Reinstatement of Strikers

The court evaluated the NLRB's order for the reinstatement of the striking workers, addressing the company's argument that the issue of discrimination against strikers had not been litigated. The NLRB found that the company had committed unfair labor practices, specifically a refusal to bargain with the Teamsters, which transformed the laborers' strike into an unfair labor practice strike. The court determined that reinstatement could be ordered even if discriminatory refusal to rehire had not been explicitly litigated, as long as the underlying unfair labor practices were established. Section 10(c) of the Act allows the Board to take affirmative action, including reinstatement, to effectuate the policies of the Act. The court emphasized that the NLRB's authority to order reinstatement was legitimate, as it followed findings of unfair labor practices. The Board's requirement for reinstatement was thus justified to remedy the violations committed by Waukesha Lime Stone and to restore the rights of the affected employees.

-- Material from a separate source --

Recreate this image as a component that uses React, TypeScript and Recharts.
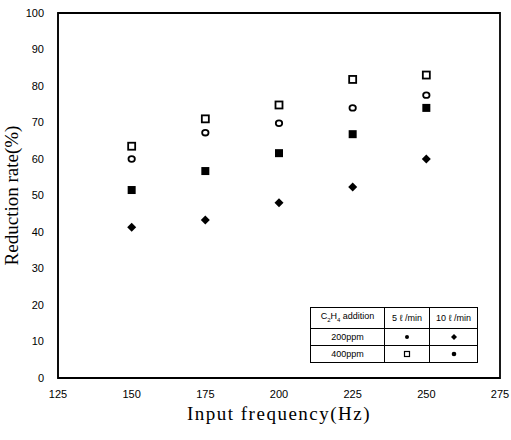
import React from "react";
import { ScatterChart, Scatter, XAxis, YAxis, ReferenceArea } from "recharts";

const frequencies = [150, 175, 200, 225, 250];
const openSquare = [63.5, 71, 74.8, 81.8, 83];
const openCircle = [60, 67.2, 69.8, 74, 77.5];
const filledSquare = [51.5, 56.7, 61.6, 66.8, 74];
const filledDiamond = [41.3, 43.3, 48, 52.3, 60];
const xTicks = [125, 150, 175, 200, 225, 250, 275];
const yTicks = [0, 10, 20, 30, 40, 50, 60, 70, 80, 90, 100];

const toPts = (ys: number[]) => frequencies.map((x, i) => ({ x, y: ys[i] }));

const OpenSquare = (p: any) => (
  <rect x={p.cx - 3.5} y={p.cy - 3.5} width={7} height={7} fill="#fff" stroke="#000" strokeWidth={1.8} />
);
const OpenCircle = (p: any) => (
  <ellipse cx={p.cx} cy={p.cy} rx={3.2} ry={2.8} fill="#fff" stroke="#000" strokeWidth={1.8} />
);
const FilledSquare = (p: any) => (
  <rect x={p.cx - 4} y={p.cy - 4} width={8} height={8} fill="#000" />
);
const FilledDiamond = (p: any) => (
  <path d={`M${p.cx},${p.cy - 4.5}L${p.cx + 4.5},${p.cy}L${p.cx},${p.cy + 4.5}L${p.cx - 4.5},${p.cy}Z`} fill="#000" />
);

const sans = "'Liberation Sans', Arial, sans-serif";
const serif = "'Liberation Serif', 'Times New Roman', serif";

const cell: React.CSSProperties = {
  border: "1px solid #000",
  padding: 0,
  height: 16,
  textAlign: "center",
  fontSize: 9,
  fontFamily: sans,
  lineHeight: "16px",
};

export default function App() {
  return (
    <div style={{ position: "absolute", left: 0, top: 0, width: 511, height: 440, background: "#fff" }}>
      <ScatterChart width={511} height={440} margin={{ top: 13, right: 11, bottom: 0, left: 10 }}>
        <XAxis
          type="number"
          dataKey="x"
          domain={[125, 275]}
          ticks={xTicks}
          tickLine={false}
          axisLine={{ stroke: "#000", strokeWidth: 1.5 }}
          tick={{ fill: "#000", fontSize: 11, fontFamily: sans }}
          height={62}
          tickMargin={6}
          label={{ value: "Input  frequency(Hz)", position: "insideBottom", offset: 20, fill: "#000", fontSize: 19, fontFamily: serif, style: { letterSpacing: 1.5, whiteSpace: "pre" } }}
        />
        <YAxis
          type="number"
          dataKey="y"
          domain={[0, 100]}
          ticks={yTicks}
          tickLine={false}
          axisLine={{ stroke: "#000", strokeWidth: 1 }}
          tick={{ fill: "#000", fontSize: 11, fontFamily: sans }}
          width={48}
          tickMargin={8}
          label={{ value: "Reduction  rate(%)", angle: -90, position: "insideLeft", offset: 1, fill: "#000", fontSize: 19, fontFamily: serif, style: { textAnchor: "middle", whiteSpace: "pre" } }}
        />
        <ReferenceArea x1={125} x2={275} y1={0} y2={100} fill="none" fillOpacity={0} stroke="#000" strokeWidth={1.8} ifOverflow="visible" />
        <Scatter data={toPts(openSquare)} shape={OpenSquare} isAnimationActive={false} />
        <Scatter data={toPts(openCircle)} shape={OpenCircle} isAnimationActive={false} />
        <Scatter data={toPts(filledSquare)} shape={FilledSquare} isAnimationActive={false} />
        <Scatter data={toPts(filledDiamond)} shape={FilledDiamond} isAnimationActive={false} />
      </ScatterChart>
      <table
        style={{
          position: "absolute",
          left: 310,
          top: 307,
          width: 168,
          borderCollapse: "collapse",
          border: "1.5px solid #000",
          background: "#fff",
        }}
      >
        <tbody>
          <tr>
            <td style={{ ...cell, width: 73 }}>
              C<sub style={{ fontSize: 6 }}>2</sub>H<sub style={{ fontSize: 6 }}>4</sub> addition
            </td>
            <td style={{ ...cell, width: 44 }}>5 ℓ /min</td>
            <td style={cell}>10 ℓ /min</td>
          </tr>
          <tr>
            <td style={cell}>200ppm</td>
            <td style={cell}>
              <svg width="8" height="8" style={{ verticalAlign: "middle" }}><circle cx="4" cy="4" r="2" fill="#000" /></svg>
            </td>
            <td style={cell}>
              <svg width="8" height="8" style={{ verticalAlign: "middle" }}><path d="M4,1L7,4L4,7L1,4Z" fill="#000" /></svg>
            </td>
          </tr>
          <tr>
            <td style={cell}>400ppm</td>
            <td style={cell}>
              <svg width="8" height="8" style={{ verticalAlign: "middle" }}><rect x="1.5" y="1.5" width="5" height="5" fill="#fff" stroke="#000" strokeWidth="1.2" /></svg>
            </td>
            <td style={cell}>
              <svg width="8" height="8" style={{ verticalAlign: "middle" }}><circle cx="4" cy="4" r="2.3" fill="#000" /></svg>
            </td>
          </tr>
        </tbody>
      </table>
    </div>
  );
}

Conclusion and Enforcement of the NLRB's Order

Ultimately, the court upheld the NLRB's order, concluding that the evidence sufficiently supported the findings of unfair labor practices by Waukesha Lime Stone. The court recognized that the company's refusal to acknowledge the Teamsters' majority status, coupled with its coercive actions against employees, violated multiple sections of the National Labor Relations Act. The NLRB's directives for the company to cease its unfair practices, recognize the Teamsters, and reinstate striking workers were deemed appropriate remedies. The court reinforced the principle that employers must respect the rights of employees to organize and select their bargaining representatives without interference. Consequently, the enforcement of the NLRB's order was affirmed, underscoring the legal obligations imposed on employers in labor relations and the protection of employees' rights under the Act.